2023-A- Jn 6, 37-40-Défunts de l'Ordre franciscain - voir l'impossible possible
Année A : samedi de la 33e semaine ordinaire (litao33s.23)
Jn 6, 37-40 : voir l’impossible possible.
Tel un brouillard qui se déchire et laisse émerger une cime, ce jour nous découvre, indicible, un autre jour que l’on devine. Ce jour souvenir des défunts nous fait prendre de l’altitude. On les croyait anéantis…aucun de ceux que tu m’as donnés ne sera jeté dehors. Voici, je fais toutes choses nouvelles (Ap 21.5).
Ces textes ouvrent sur un voir au-delà de la vie. D’un voir ailleurs, autrement, au-delà des apparences, au-delà de la mort. Ils nous font entrer dans une certitude partagée par la majorité des humains qu’une autre vie est possible dans un au-delà de ce que nous pouvons imaginer. Ils nous mettent en mouvement, nous font regarder en avant. Tout pour ainsi dire, est « recyclable », tout devient début et principe de nouveaux surgissements de vie. Dans la fin, un commencement écrit Moltmann, le théologien de l’espérance.
Voir l’impossible au-delà. Mais qu’est-ce que l’impossible ? Un poète Angel Valente (1929-2000) définit l’impossible comme le possible qui nous dépasse infiniment. Croyants comme incroyants, nous sommes tous liés par un horizon possible bien qu’impossible à imaginer tant il nous projette hors du monde, de notre monde, hors du temps et de l’espace qui est le nôtre. Jésus n’a-t-il pas dit que rien n’est impossible pour celui qui croit (Mc 9, 23). Celui qui croit, je le ressusciterai.
Cette question, qui divisait déjà sadducéens et pharisiens, est de tous les temps. Pascal dans l’une de ses pensées écrit sans aucune ambiguité que l’immortalité de l’âme est une chose qui nous importe si fort, qui nous touche si profondément, qu’il faut avoir perdu tout sentiment pour être dans l’indifférence de savoir ce qui en est.
Nous sommes des appelés à un surgissement, un élargissement, un enrichissement de la vie. Teilhard de Chardin disait que rien ici-bas n’est profane pour ceux qui savent voir. Notre foi ne signifie pas professer des dogmes et des croyances. Elle élève nos regards sur ce possible qui nous dépasse infiniment, sur un horizon qui dépasse notre entendement. L’absolue nous échappe, écrit Pascal dans ses Pensées. Nous ne savons pas, nous ne pouvons pas savoir ce qu’il adviendra de nous après la mort. Personne ne peut en parler d’expérience.

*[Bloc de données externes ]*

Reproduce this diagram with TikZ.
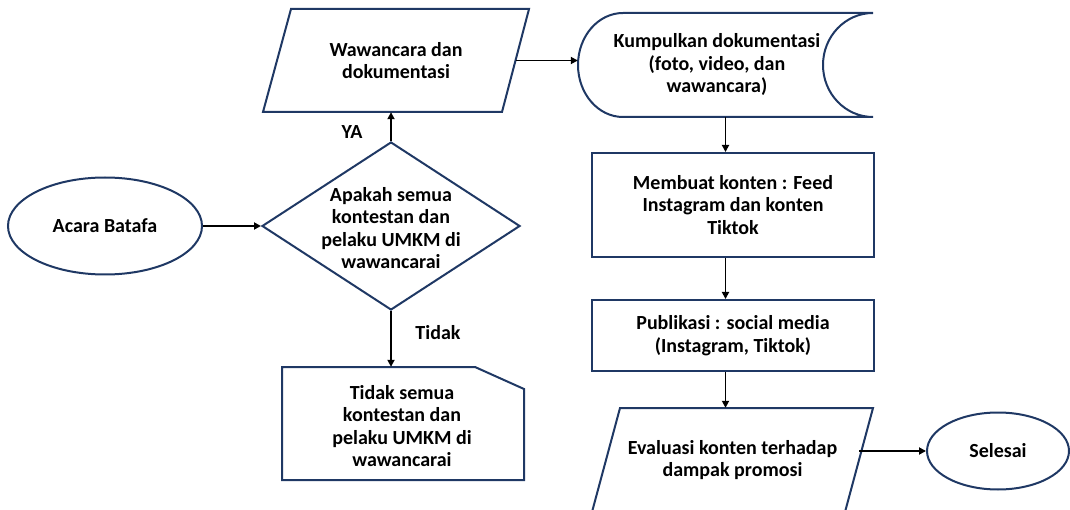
\documentclass[tikz,border=0pt]{standalone}
\usepackage{fontspec}
\setmainfont{Carlito}
\usetikzlibrary{shapes.geometric,arrows.meta}
\definecolor{garisbiru}{RGB}{31,56,100}

\begin{document}
\begin{tikzpicture}[x=1pt,y=1pt]
\tikzstyle{every node}+=[inner sep=0pt, align=center, font=\fontsize{20}{22.5}\selectfont\bfseries]
\tikzstyle{bentuk}=[draw=garisbiru, line width=2pt]
\tikzstyle{panah}=[draw=black, line width=1.8pt, -{Triangle[length=7pt,width=7pt]}]
\useasboundingbox (0,0) rectangle (1070,-510);
% kiri
\node[bentuk, ellipse, minimum width=194, minimum height=97] (acara) at (105,-226) {Acara Batafa};
\node[bentuk, diamond, minimum width=258, minimum height=168] (tanya) at (391,-226) {};
\node (tanyateks) at (391,-228) {Apakah semua\\kontestan dan\\pelaku UMKM di\\wawancarai};
\node[minimum width=239, minimum height=103] (wawancara) at (396,-60.5) {Wawancara dan\\dokumentasi};
\draw[bentuk] (291,-9) -- (529,-9) -- (502,-112) -- (263,-112) -- cycle;
\node[minimum width=242, minimum height=113] (tidak) at (403,-423.5) {};
\draw[bentuk] (282,-367) -- (475,-367) -- (524,-389) -- (524,-480) -- (282,-480) -- cycle;
\node (tidakteks) at (402,-426) {Tidak semua\\kontestan dan\\pelaku UMKM di\\wawancarai};
\node (ya) at (352,-132) {YA};
\node (tdk) at (438,-333) {Tidak};
% kanan
\node[minimum width=295, minimum height=104] (kumpul) at (725.5,-65) {};
\draw[bentuk] (623,-13) -- (873,-13) arc[start angle=90, end angle=270, x radius=50, y radius=52]
  -- (623,-117) arc[start angle=270, end angle=90, x radius=45, y radius=52] -- cycle;
\node (kumpulteks) at (717,-65) {Kumpulkan dokumentasi\\(foto, video, dan\\wawancara)};
\node[bentuk, minimum width=282, minimum height=104] (membuat) at (733,-205) {Membuat konten : Feed\\Instagram dan konten\\Tiktok};
\node[bentuk, minimum width=282, minimum height=71] (publikasi) at (733,-335.5) {Publikasi : social media\\(Instagram, Tiktok)};
\node[minimum width=253, minimum height=104] (evaluasi) at (732.5,-460) {Evaluasi konten terhadap\\dampak promosi};
\draw[bentuk] (620,-408) -- (873,-408) -- (845,-512) -- (592,-512) -- cycle;
\node[bentuk, ellipse, minimum width=142, minimum height=77] (selesai) at (998,-451) {Selesai};
% panah
\draw[panah] (acara) -- (tanya);
\draw[panah] (tanya.north) -- (tanya.north |- wawancara.south);
\draw[panah] (tanya.south) -- (tanya.south |- tidak.north);
\draw[panah] (wawancara.east) -- (wawancara.east -| kumpul.west);
\draw[panah] (kumpul.south) -- (kumpul.south |- membuat.north);
\draw[panah] (kumpul.south |- membuat.south) -- (kumpul.south |- publikasi.north);
\draw[panah] (kumpul.south |- publikasi.south) -- (kumpul.south |- evaluasi.north);
\draw[panah] (evaluasi.east |- selesai.west) -- (selesai.west);
\end{tikzpicture}
\end{document}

Ce souvenir de nos défunts fait entrevoir l’infini déploiement d’un horizon possible, dit le poète Valente. Parlant de l’intuition mystique de François, le Père Richard Rohr ofm écrit qu’il était un saint entier tant pour lui le monde visible est une porte active vers le monde invisible, et [que] le monde invisible est beaucoup plus grand que le visible. Il ajoute cette réflexion qui devrait nous interpeller : François et Claire sont morts dans la vie qu’ils aimaient au lieu de vivre dans la peur de toute mort qui pourrait mettre fin à leur vie[1]. La lecture fait entrevoir une autre vie que celle du divertissement (Pascal) et que la fascination du visible risque d’anéantir (Sg 4, 12).
Cette mémoire des défunts invite à monter sur la plus haute marche du podium, celle du « oui » de Dieu à la vie et son « non » à la mort. Notre vie s’ouvre sur une autre vie qui vaut d’être vécue dans cet espace d’ici-bas, la terre. Je suis déjà ressuscité, je peux mourir (frère Christophe de Tibhirine). La mort a été engloutie dans la victoire pour que Dieu soit tout en tous (1 Co 15. 54).

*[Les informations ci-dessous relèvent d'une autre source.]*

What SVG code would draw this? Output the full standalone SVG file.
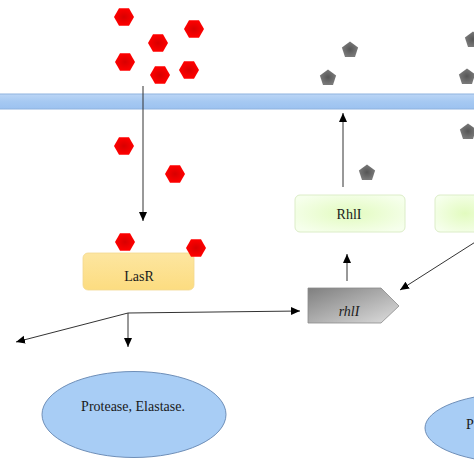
<svg xmlns="http://www.w3.org/2000/svg" width="474" height="474" viewBox="0 0 474 474">
<defs>
<linearGradient id="mem" x1="0" y1="0" x2="0" y2="1"><stop offset="0" stop-color="#bcd6f6"/><stop offset="0.5" stop-color="#a6c9f2"/><stop offset="1" stop-color="#9cc2f0"/></linearGradient>
<linearGradient id="las" x1="0" y1="0" x2="0" y2="1"><stop offset="0" stop-color="#fde6a0"/><stop offset="1" stop-color="#fcdc80"/></linearGradient>
<radialGradient id="rhl" cx="0.5" cy="0.5" r="0.6"><stop offset="0" stop-color="#e2fbbf"/><stop offset="1" stop-color="#f6ffec"/></radialGradient>
<linearGradient id="gene" x1="0" y1="0" x2="1" y2="1"><stop offset="0" stop-color="#7f7f7f"/><stop offset="1" stop-color="#dedede"/></linearGradient>
<radialGradient id="hexg"><stop offset="0" stop-color="#d80000"/><stop offset="1" stop-color="#ff0000"/></radialGradient>
<radialGradient id="peng"><stop offset="0" stop-color="#555"/><stop offset="1" stop-color="#7a7a7a"/></radialGradient>
<polygon id="hex" points="-10,0 -5,-8.7 5,-8.7 10,0 5,8.7 -5,8.7" fill="url(#hexg)"/>
<polygon id="pent" points="0,-8.5 8.1,-2.6 5,6.9 -5,6.9 -8.1,-2.6" fill="url(#peng)"/>
<marker id="ah" markerWidth="10" markerHeight="10" refX="9" refY="5" orient="auto" markerUnits="userSpaceOnUse"><path d="M0,1 L9,5 L0,9 z" fill="#000"/></marker>
</defs>
<style>
.lbl{font-family:"Liberation Serif","Times New Roman",serif;font-size:14px;fill:#1a1a1a;text-anchor:middle}
.ln{stroke:#333;stroke-width:1;fill:none}
</style>
<rect width="474" height="474" fill="#fff"/>
<rect id="membrane" x="-2" y="94" width="478" height="15" fill="url(#mem)" stroke="#8fb3df" stroke-width="1"/>
<g id="ahl">
<use href="#hex" x="124" y="17"/><use href="#hex" x="194" y="29"/><use href="#hex" x="158" y="43"/>
<use href="#hex" x="125" y="62"/><use href="#hex" x="160" y="75"/><use href="#hex" x="189" y="70"/>
<use href="#hex" x="124" y="146"/><use href="#hex" x="175" y="174"/>
</g>
<g id="ai">
<use href="#pent" x="350" y="50"/><use href="#pent" x="328" y="78"/><use href="#pent" x="467" y="77"/>
<use href="#pent" x="473" y="40"/><use href="#pent" x="468" y="132"/><use href="#pent" x="367" y="173"/>
</g>
<g id="connectors">
<line class="ln" x1="143" y1="86" x2="143" y2="221" marker-end="url(#ah)"/>
<line class="ln" x1="343" y1="187" x2="343" y2="113" marker-end="url(#ah)"/>
<line class="ln" x1="347" y1="281" x2="347" y2="254" marker-end="url(#ah)"/>
<polyline class="ln" points="128,313 300,311" marker-end="url(#ah)"/>
<line class="ln" x1="128" y1="313" x2="128" y2="347" marker-end="url(#ah)"/>
<line class="ln" x1="128" y1="313" x2="16" y2="342" marker-end="url(#ah)"/>
<line class="ln" x1="480" y1="239" x2="400" y2="290" marker-end="url(#ah)"/>
</g>
<g id="LasR">
<rect x="83" y="253" width="111" height="37" rx="5" fill="url(#las)" stroke="#f3d890" stroke-width="0.8"/>
<text class="lbl" x="139" y="281">LasR</text>
</g>
<g id="ahl-bound"><use href="#hex" x="125" y="242"/><use href="#hex" x="196" y="248"/></g>
<g id="RhlI">
<rect x="295" y="195" width="110" height="37" rx="5" fill="url(#rhl)" stroke="#dcedc8" stroke-width="1"/>
<text class="lbl" x="349" y="219">RhlI</text>
</g>
<g id="box2">
<rect x="435" y="195" width="60" height="37" rx="5" fill="url(#rhl)" stroke="#dcedc8" stroke-width="1"/>
</g>
<g id="rhlI">
<polygon points="308,288 381,288 399,306 381,323 308,323" fill="url(#gene)" stroke="#8a8a8a" stroke-width="0.8"/>
<text class="lbl" x="349" y="316" font-style="italic">rhlI</text>
</g>
<g id="protease">
<ellipse cx="134" cy="414.5" rx="92" ry="43" fill="#a8cdf5" stroke="#6f8fb8" stroke-width="1"/>
<text class="lbl" x="133" y="411">Protease, Elastase.</text>
</g>
<g id="ellipse2">
<ellipse cx="518" cy="428" rx="93" ry="35" fill="#a8cdf5" stroke="#6f8fb8" stroke-width="1"/>
<text class="lbl" x="470" y="429">P</text>
</g>
</svg>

Visitant un cimetière le jour des Morts, le pape offrait cette image très forte : nous sommes dans la salle d'attente du monde pour prendre part à ce festin pour tous les peuples (Is. 25, 6). Nous vivons dans l'attente de recevoir des biens si grands et si beaux que nous ne parvenons pas à les imaginer. La mort, c’est ce qui donne de l’avenir à la vie (François Cheng). Nous sommes des héritiers de Dieu et cohéritiers du Christ (Rm 8,17).
Je termine par ces mots que se trouvent à l’entrée d’un cimetière : toi qui passes, pense à tes pas, au dernier pas. AMEN.